[Data items]
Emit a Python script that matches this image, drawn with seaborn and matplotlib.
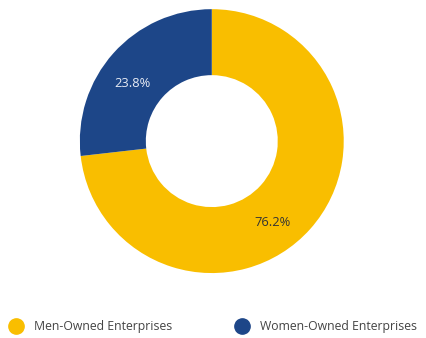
import matplotlib
matplotlib.use("Agg")
import matplotlib.pyplot as plt
from matplotlib.lines import Line2D
import numpy as np
import seaborn as sns

categories = ["Men-Owned Enterprises", "Women-Owned Enterprises"]
# slice sizes as drawn in the reference (arc)
slice_shares = [73.2, 26.8]
# percentages printed on the slices
pct_labels = ["76.2%", "23.8%"]

colors = ["#F9BE00", "#1D4688"]
label_colors = ["#333333", "#e8ecf5"]
# label placement (clockwise degrees from top, radius fraction)
label_angles = [143.4, 306.0]
label_radii = [0.77, 0.745]

sns.set_style("white")
plt.rcParams['font.family'] = ['Open Sans', 'DejaVu Sans']

fig = plt.figure(figsize=(4.27, 3.38), dpi=100)
ax = fig.add_axes([0.187, 0.192, 0.618, 0.781])
wedges, texts = ax.pie(
    slice_shares, colors=colors, startangle=90, counterclock=False,
    wedgeprops=dict(width=0.5, edgecolor="none"))
for lab, c, a, r in zip(pct_labels, label_colors, label_angles, label_radii):
    th = np.deg2rad(a)
    ax.text(r * np.sin(th), r * np.cos(th), lab, ha="center", va="center",
            color=c, fontsize=9.3)
ax.set_xlim(-1, 1)
ax.set_ylim(-1, 1)
ax.set_aspect("equal")

handles = [Line2D([0], [0], marker="o", linestyle="none", markersize=11,
                  markerfacecolor=c, markeredgecolor=c) for c in colors]
fig.legend(handles, categories, loc="center left", bbox_to_anchor=(0.0, 0.033),
           ncol=2, frameon=False, fontsize=8.8, handletextpad=0.45,
           columnspacing=4.75, labelcolor="#444444", borderaxespad=0.0,
           borderpad=0.3)
fig.savefig("out.png", dpi=100, facecolor="white")
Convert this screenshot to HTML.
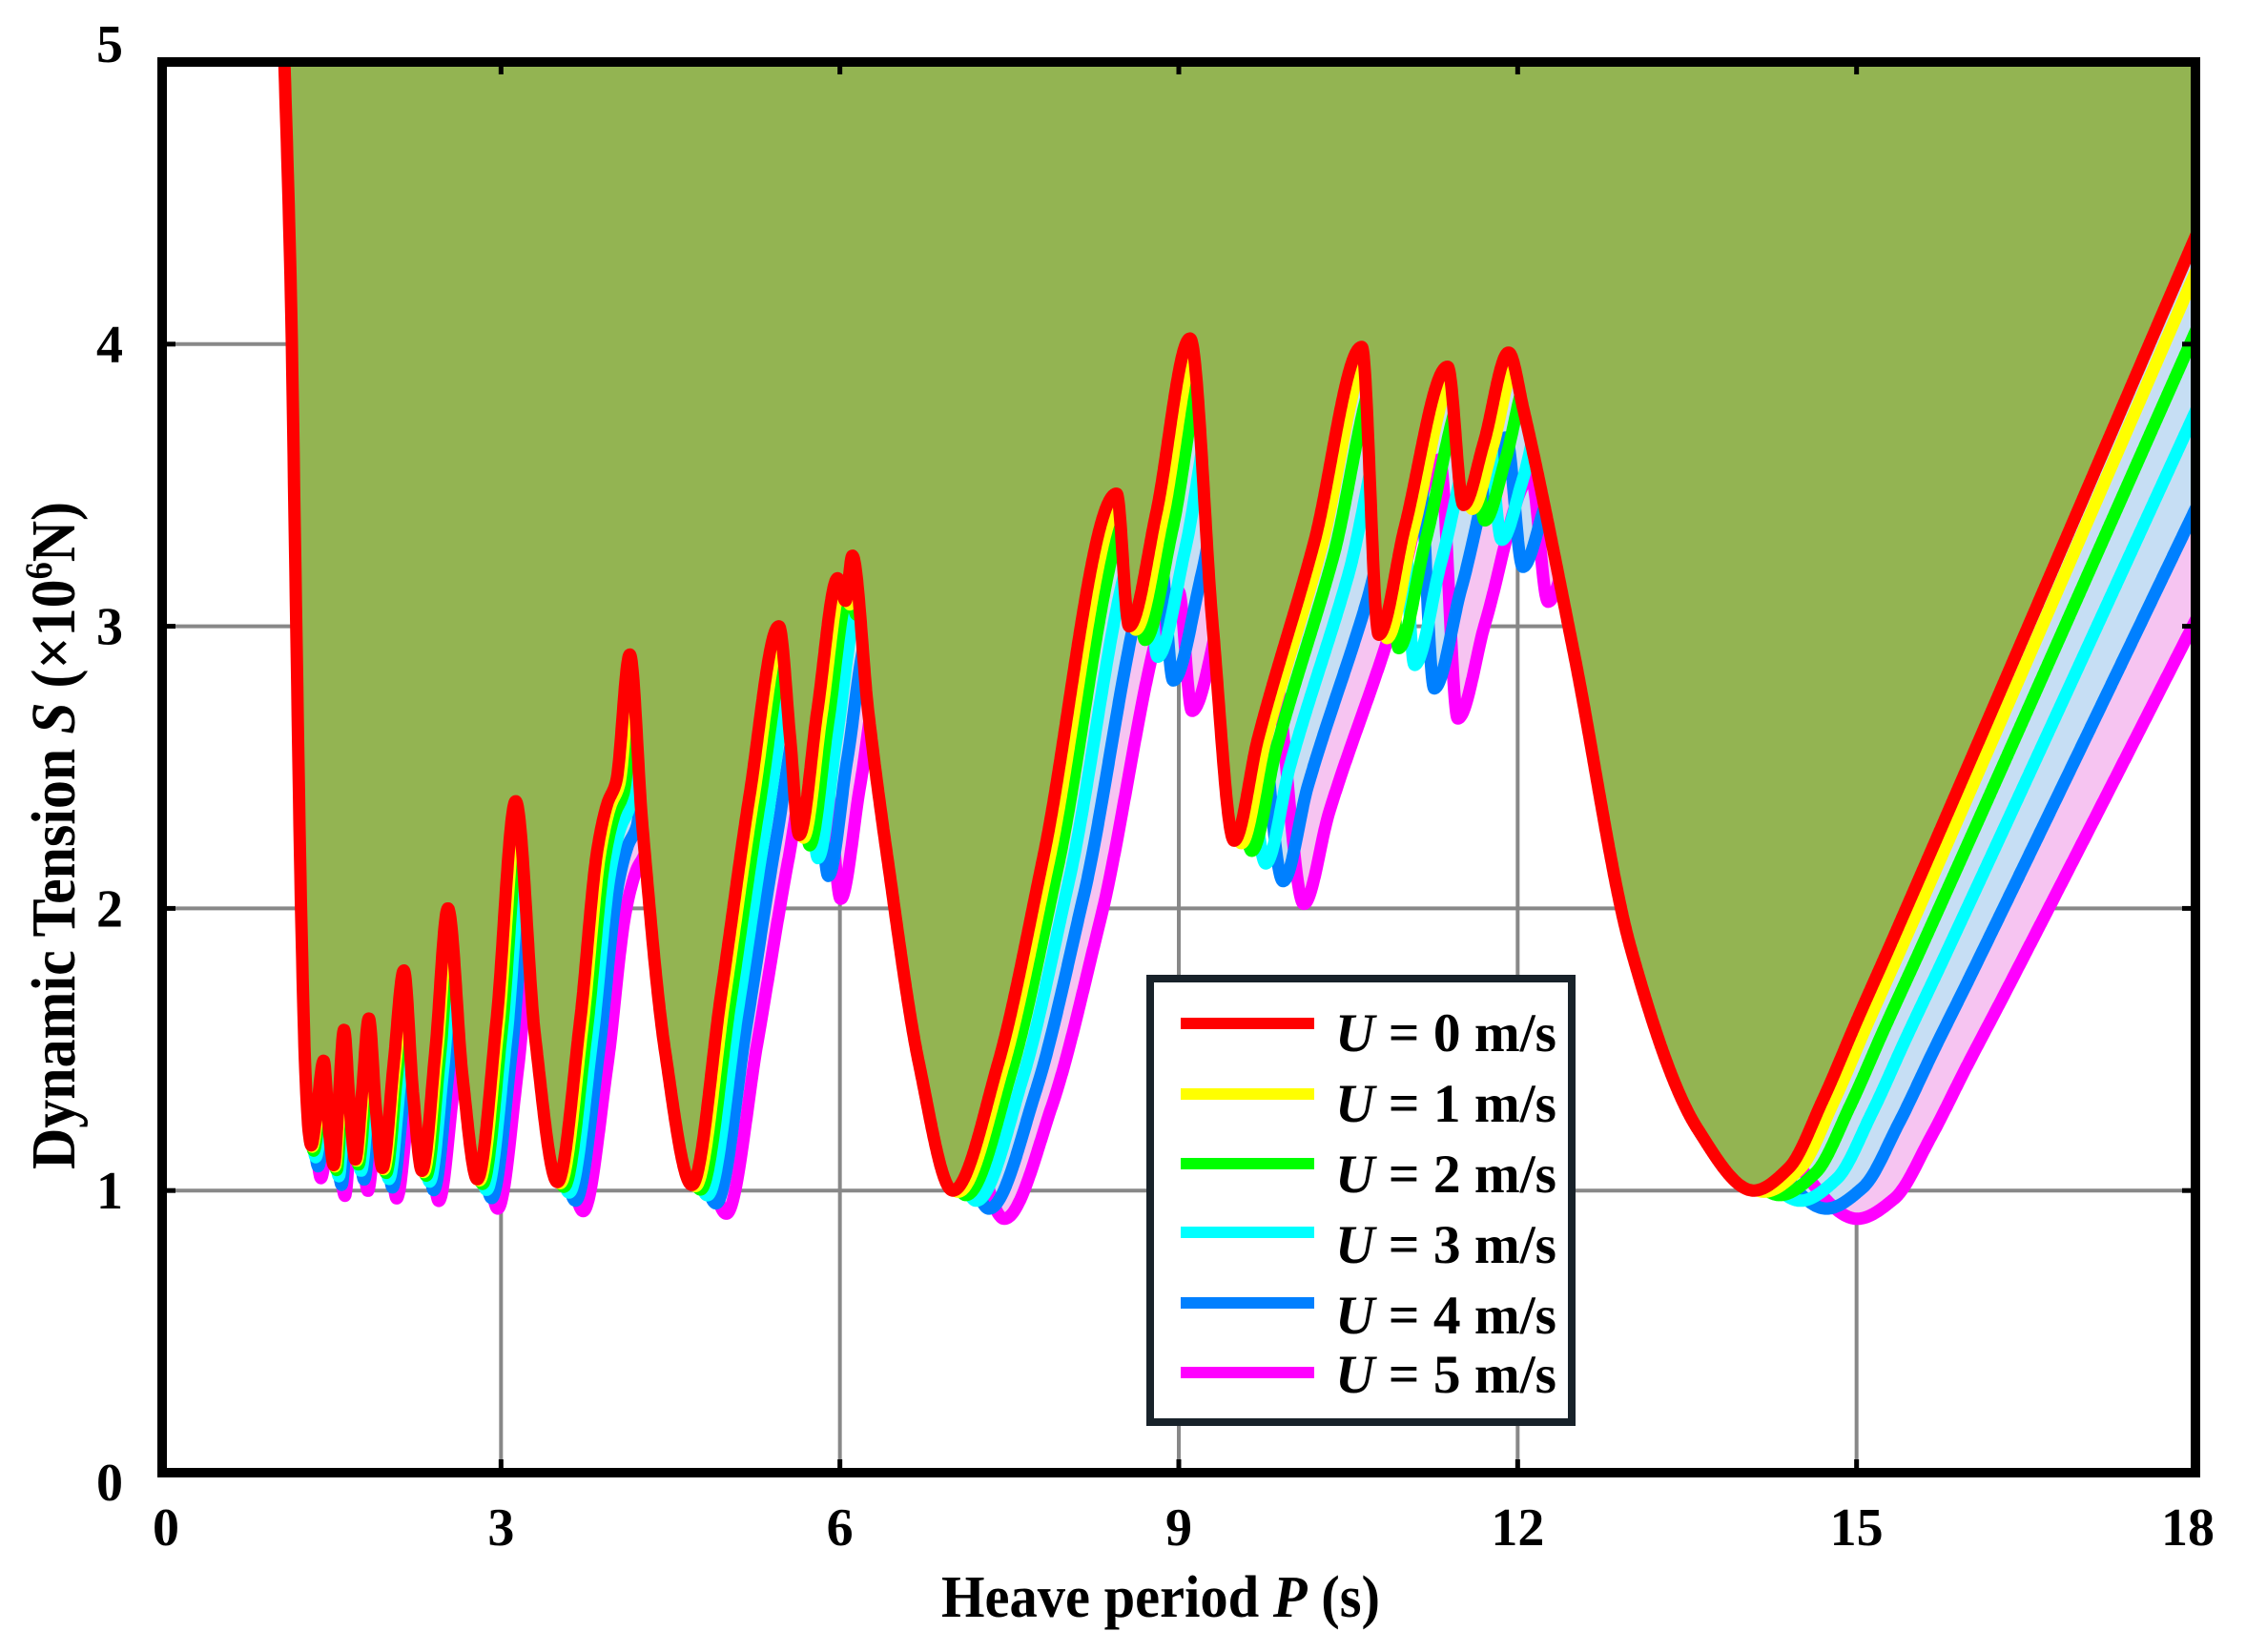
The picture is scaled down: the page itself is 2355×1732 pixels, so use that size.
<!DOCTYPE html>
<html><head><meta charset="utf-8">
<style>
html,body{margin:0;padding:0;background:#fff;}
svg{display:block;}
text{font-family:"Liberation Serif","Times New Roman",serif;font-weight:bold;fill:#000;}
</style></head>
<body>
<svg id="s" width="2355" height="1732" viewBox="0 0 2355 1732" xmlns="http://www.w3.org/2000/svg">
<defs>
<clipPath id="cp"><rect x="170" y="65" width="2132" height="1479"/></clipPath>
</defs>
<rect width="2355" height="1732" fill="#fff"/>
<g id="grid" stroke="#888" stroke-width="4"></g>
<g id="plot" clip-path="url(#cp)"></g>
<g id="ticks" stroke="#000" stroke-width="5"></g>
<rect x="170" y="65" width="2132" height="1479" fill="none" stroke="#000" stroke-width="10"/>
<g id="labels" font-size="56"></g>
<text x="1217" y="1695" font-size="62" text-anchor="middle" textLength="460" lengthAdjust="spacingAndGlyphs">Heave period <tspan font-style="italic">P</tspan> (s)</text>
<text transform="translate(78,876) rotate(-90)" font-size="66" text-anchor="middle" textLength="700" lengthAdjust="spacingAndGlyphs">Dynamic Tension <tspan font-style="italic">S</tspan> (×10<tspan font-size="40" dy="-24">6</tspan><tspan dy="24">N)</tspan></text>
<g id="legend">
<rect x="1206" y="1026" width="442" height="465" fill="#fff" stroke="#18222a" stroke-width="8"/>
</g>
</svg>
<script>
const X=p=>170+p*2132/18, Y=s=>1544-s*1479/5;
const NS="http://www.w3.org/2000/svg";
function el(t,a,parent,txt){const e=document.createElementNS(NS,t);for(const k in a)e.setAttribute(k,a[k]);if(txt!==undefined)e.innerHTML=txt;parent.appendChild(e);return e;}
const grid=document.getElementById('grid'),ticks=document.getElementById('ticks'),labels=document.getElementById('labels');
for(let p=3;p<18;p+=3){el('line',{x1:X(p),y1:65,x2:X(p),y2:1544},grid);el('line',{x1:X(p),y1:1544,x2:X(p),y2:1530},ticks);el('line',{x1:X(p),y1:65,x2:X(p),y2:78},ticks);}
for(let s=1;s<5;s++){el('line',{x1:170,y1:Y(s),x2:2302,y2:Y(s)},grid);el('line',{x1:170,y1:Y(s),x2:184,y2:Y(s)},ticks);el('line',{x1:2302,y1:Y(s),x2:2288,y2:Y(s)},ticks);}
for(let p=0;p<=18;p+=3){el('text',{x:X(p)+(p==18?-8:(p==0?4:0)),y:1620,'text-anchor':'middle'},labels,String(p));}
for(let s=0;s<=5;s++){let y=Y(s)+19; if(s==5)y=65; if(s==0)y=1573; el('text',{x:129,y:y,'text-anchor':'end'},labels,String(s));}
const K=[[1.0,6.2],[1.06,5.3],[1.14,4.17],[1.18,3.19],[1.23,2.0],[1.27,1.4],[1.30,1.2],[1.32,1.16],[1.36,1.25],[1.43,1.46],[1.48,1.2],[1.52,1.09],[1.56,1.3],[1.61,1.57],[1.66,1.3],[1.71,1.11],[1.77,1.35],[1.83,1.61],[1.89,1.3],[1.95,1.08],[2.05,1.45],[2.14,1.78],[2.22,1.35],[2.30,1.07],[2.42,1.5],[2.53,2.0],[2.66,1.4],[2.79,1.04],[2.96,1.6],[3.13,2.38],[3.3,1.55],[3.50,1.03],[3.7,1.6],[3.85,2.2],[3.94,2.37],[4.02,2.45],[4.14,2.9],[4.25,2.3],[4.45,1.5],[4.69,1.02],[4.95,1.7],[5.2,2.4],[5.46,3.0],[5.56,2.6],[5.64,2.26],[5.8,2.7],[5.98,3.17],[6.05,3.09],[6.11,3.25],[6.25,2.7],[6.42,2.18],[6.7,1.45],[7.0,1.0],[7.4,1.45],[7.8,2.18],[8.45,3.47],[8.56,3.0],[8.8,3.4],[9.10,4.02],[9.3,3.0],[9.49,2.24],[9.7,2.6],[10.2,3.3],[10.62,3.99],[10.77,2.97],[11.0,3.35],[11.38,3.92],[11.52,3.43],[11.7,3.65],[11.92,3.97],[12.05,3.77],[12.5,2.9],[13.0,1.86],[13.59,1.22],[14.09,1.0],[14.4,1.08],[14.7,1.32],[15.0,1.6],[15.32,1.89],[18,4.38],[19.6,5.87]];
const n=K.length,xs=K.map(k=>k[0]),ys=K.map(k=>k[1]);
const d=[],m=[];
for(let i=0;i<n-1;i++)d.push((ys[i+1]-ys[i])/(xs[i+1]-xs[i]));
m[0]=d[0];m[n-1]=d[n-2];
for(let i=1;i<n-1;i++){if(d[i-1]*d[i]<=0)m[i]=0;else{m[i]=2/(1/d[i-1]+1/d[i]);}}
function f(x){let i=0;while(i<n-2&&x>xs[i+1])i++;const h=xs[i+1]-xs[i],t=(x-xs[i])/h;const t2=t*t,t3=t2*t;
return (2*t3-3*t2+1)*ys[i]+(t3-2*t2+t)*h*m[i]+(-2*t3+3*t2)*ys[i+1]+(t3-t2)*h*m[i+1];}
const pts=[];for(let x=1.0;x<=19.6;x+=0.004)pts.push([x,f(x)]);
function curve(U){const s=1+0.005*U+0.0016*U*U,g=1-0.004*U*U;return pts.map(p=>[X(p[0]*s),Y(p[1]*g)]);}
function pathOf(c){return 'M'+c.map(p=>p[0].toFixed(1)+','+p[1].toFixed(1)).join('L');}
const plot=document.getElementById('plot');
function fillAbove(U,col){const c=curve(U);const d=pathOf(c)+'L'+c[c.length-1][0].toFixed(1)+',0L'+c[0][0].toFixed(1)+',0Z';el('path',{d:d,fill:col},plot);}
const cols=['#ff0000','#ffff00','#00ff00','#00ffff','#0080ff','#ff00ff'];
function line(U){el('path',{d:pathOf(curve(U)),stroke:cols[U],fill:'none','stroke-width':13,'stroke-linejoin':'round','stroke-linecap':'round'},plot);}
fillAbove(5,'#f6c4f1');fillAbove(4,'#c6def4');
for(let U=5;U>=1;U--)line(U);
fillAbove(0,'#93b452');
line(0);
const lg=document.getElementById('legend');
const ly=[1073,1147,1220,1292,1366,1439],ty=[1102,1176,1250,1324,1398,1460];
for(let U=0;U<6;U++){el('rect',{x:1238,y:ly[U]-6,width:140,height:12,fill:cols[U]},lg);
el('text',{x:1400,y:ty[U],'font-size':57,textLength:232,lengthAdjust:'spacingAndGlyphs'},lg,'<tspan font-style="italic">U</tspan> = '+U+' m/s');}
</script>
</body></html>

◆ To do
Extract from the material all lines containing the string "script".

◆ In response
Emit a Python script that matches this image, drawn with seaborn and matplotlib.
<script>
</script>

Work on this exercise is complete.